A panel of experts tasked with projecting how much the state will collect in taxes has boosted its projection for next year by 1 percentage point, which means lawmakers should have an extra
$74 million to spend.
The state Council on Revenues met Thursday to discuss the latest trends in the Hawaii economy, and opted to increase its estimate of how much state tax collections will grow in the year that begins July 1 to 4% from 3%.
That might not sound like much, but it works out to significant money because the total take from Hawaii excise taxes, income taxes, hotel room taxes and other taxes is expected to amount to about $7.43 billion this year.
The state budget that lawmakers will develop for the year ahead will be based on the council’s tax collection projections. That means the Legislature suddenly has more money available than Gov. David Ige expected last year when he developed the administration’s proposed budget for the year ahead.

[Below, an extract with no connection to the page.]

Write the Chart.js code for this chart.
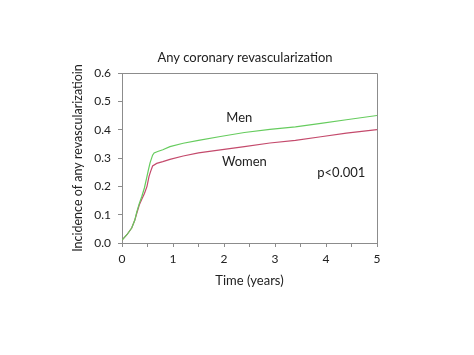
<!DOCTYPE html>
<html>
<head>
<meta charset="utf-8">
<script src="https://cdn.jsdelivr.net/npm/chart.js@4/dist/chart.umd.min.js"></script>
<style>
html,body{margin:0;padding:0;background:#fff;}
#wrap{width:474px;height:355px;position:relative;}
</style>
</head>
<body>
<div id="wrap"><canvas id="c" width="474" height="355"></canvas></div>
<script>
const menTime   = [0, 0.1, 0.19, 0.25, 0.29, 0.34, 0.39, 0.44, 0.49, 0.52, 0.55, 0.6, 0.63, 0.7, 0.8, 0.94, 1.2, 1.5, 1.93, 2.4, 2.9, 3.4, 3.9, 4.4, 5.0];
const menValues = [0.01, 0.03, 0.053, 0.08, 0.11, 0.14, 0.165, 0.195, 0.235, 0.26, 0.283, 0.31, 0.318, 0.323, 0.329, 0.34, 0.352, 0.362, 0.376, 0.39, 0.401, 0.41, 0.422, 0.435, 0.45];
const womenTime   = [0, 0.1, 0.19, 0.25, 0.29, 0.34, 0.39, 0.44, 0.49, 0.53, 0.56, 0.6, 0.68, 0.8, 0.94, 1.2, 1.5, 1.93, 2.4, 2.9, 3.4, 3.9, 4.4, 5.0];
const womenValues = [0.01, 0.03, 0.053, 0.08, 0.105, 0.135, 0.155, 0.175, 0.2, 0.235, 0.252, 0.272, 0.281, 0.287, 0.295, 0.307, 0.318, 0.329, 0.34, 0.353, 0.362, 0.375, 0.388, 0.40];
const xTickValues = [0, 1, 2, 3, 4, 5];
const yTickValues = [0.0, 0.1, 0.2, 0.3, 0.4, 0.5, 0.6];
const chartTitle = "Any coronary revascularization";
const xTitle = "Time (years)";
const yTitle = "Incidence of any revascularizatioin";
const seriesLabels = ["Men", "Women"];
const pText = "p<0.001";

const FONT = "Lato, 'Open Sans', sans-serif";

const textPlugin = {
  id: 'texts',
  afterDraw(chart) {
    const {ctx, chartArea: a, scales} = chart;
    ctx.save();
    ctx.strokeStyle = '#8c8c8c';
    ctx.lineWidth = 1;
    ctx.beginPath();
    ctx.moveTo(a.left, a.top + 0.5);
    ctx.lineTo(a.right + 0.5, a.top + 0.5);
    ctx.lineTo(a.right + 0.5, a.bottom);
    ctx.stroke();
    ctx.fillStyle = '#222';
    ctx.textAlign = 'center';
    ctx.textBaseline = 'middle';
    ctx.font = "13px " + FONT;
    ctx.fillText(chartTitle, 245, 58);
    const xs = scales.x, ys = scales.y;
    ctx.fillText(seriesLabels[0], xs.getPixelForValue(2.3), ys.getPixelForValue(0.442));
    ctx.fillText(seriesLabels[1], xs.getPixelForValue(2.4), ys.getPixelForValue(0.286));
    ctx.fillText(pText, xs.getPixelForValue(4.3), ys.getPixelForValue(0.247));
    ctx.restore();
  }
};

new Chart(document.getElementById('c'), {
  type: 'line',
  data: {
    datasets: [
      {
        label: seriesLabels[0],
        data: menTime.map((t, i) => ({x: t, y: menValues[i]})),
        borderColor: '#66cc5e',
        borderWidth: 1.2,
        pointRadius: 0,
        tension: 0,
        fill: false
      },
      {
        label: seriesLabels[1],
        data: womenTime.map((t, i) => ({x: t, y: womenValues[i]})),
        borderColor: '#c44a6c',
        borderWidth: 1.2,
        pointRadius: 0,
        tension: 0,
        fill: false
      }
    ]
  },
  options: {
    responsive: false,
    animation: false,
    devicePixelRatio: 1,
    layout: {padding: {left: 70, right: 97, top: 73, bottom: 66}},
    plugins: {legend: {display: false}, tooltip: {enabled: false}, title: {display: false}},
    scales: {
      x: {
        type: 'linear', min: 0, max: 5,
        afterBuildTicks(s) {
          const t = [];
          for (let v = 0; v <= 5.0001; v += 0.5) t.push({value: Math.round(v * 10) / 10});
          s.ticks = t;
        },
        afterFit(s) { s.height = 46; },
        ticks: {
          autoSkip: false, maxRotation: 0, padding: 5,
          color: '#222', font: {size: 12, family: FONT},
          callback: v => xTickValues.includes(v) ? String(v) : ''
        },
        grid: {display: true, drawOnChartArea: false, drawTicks: true, tickLength: 4, color: '#8c8c8c'},
        border: {display: true, color: '#8c8c8c', width: 1},
        title: {display: true, text: xTitle, color: '#222', font: {size: 13, family: FONT}, padding: 0}
      },
      y: {
        type: 'linear', min: 0, max: 0.6,
        afterBuildTicks(s) { s.ticks = yTickValues.map(v => ({value: v})); },
        afterFit(s) { s.width = 52; },
        ticks: {
          padding: 7, color: '#222', font: {size: 12, family: FONT},
          callback: v => Number(v).toFixed(1)
        },
        grid: {display: true, drawOnChartArea: false, drawTicks: true, tickLength: 4, color: '#8c8c8c'},
        border: {display: true, color: '#8c8c8c', width: 1},
        title: {display: true, text: yTitle, color: '#222', font: {size: 12.5, family: FONT}, padding: 0}
      }
    }
  },
  plugins: [textPlugin]
});
</script>
</body>
</html>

House Finance Committee Chairwoman Sylvia Luke said that extra $74 million will help fund a package of initiatives on “critical issues” that she and Ways and Means Chairman Donovan Dela Cruz have been assembling with input from other lawmakers and the Ige administration.
“It’s a big jump,” she said of the council’s new projection. “This actually helps with what we were trying to do, because we had some aggressive initiatives, and the pieces to accomplish some of the initiatives would have taken a significant amount of funds.”
She declined to give specifics on the package because House and Senate leaders won’t roll out the proposals until shortly before the Legislature opens next week, but said they will focus in part on education and affordable housing.
Dela Cruz said in a written comment that “members are working on housing, education and quality-of-life issues that need to be addressed and will take up some amount
of budget.” But he added
a word of caution, noting that the Council on Revenues “has been known to change its projections before we close the budget” near the end of the legislative session.
Carl Bonham, a member of the council and executive director of the University of Hawaii Economic Research Organization (UHERO), said the economy slowed somewhat in 2019, but he expects an uptick in activity this year that would increase tax collections.
Bonham said the number of airline seats headed to Hawaii will abruptly increase to “crazy high” numbers early this year.
“It’s early, but we could be very well looking at another record year for arrivals,” he said. Visitor arrivals to the islands were expected to top 10 million for the first time last year, although the total count has not yet been finalized.
Meanwhile, city efforts to crack down on illegal transient vacation rentals do not appear to have had much of an impact yet on the supply of rentals for tourists.
Visitor spending is expected to be relatively flat, but Bonham said UHERO expects construction to pick up the pace this year from the level of construction Hawaii saw in 2019.
Ige has proposed a large public works construction budget of $2.6 billion for
the year that begins July 1, and “from talking with contractors, developers …
architects, you name it, they’re all extremely busy
in the preparations for work, for projects that are
in the development stages,” Bonham said.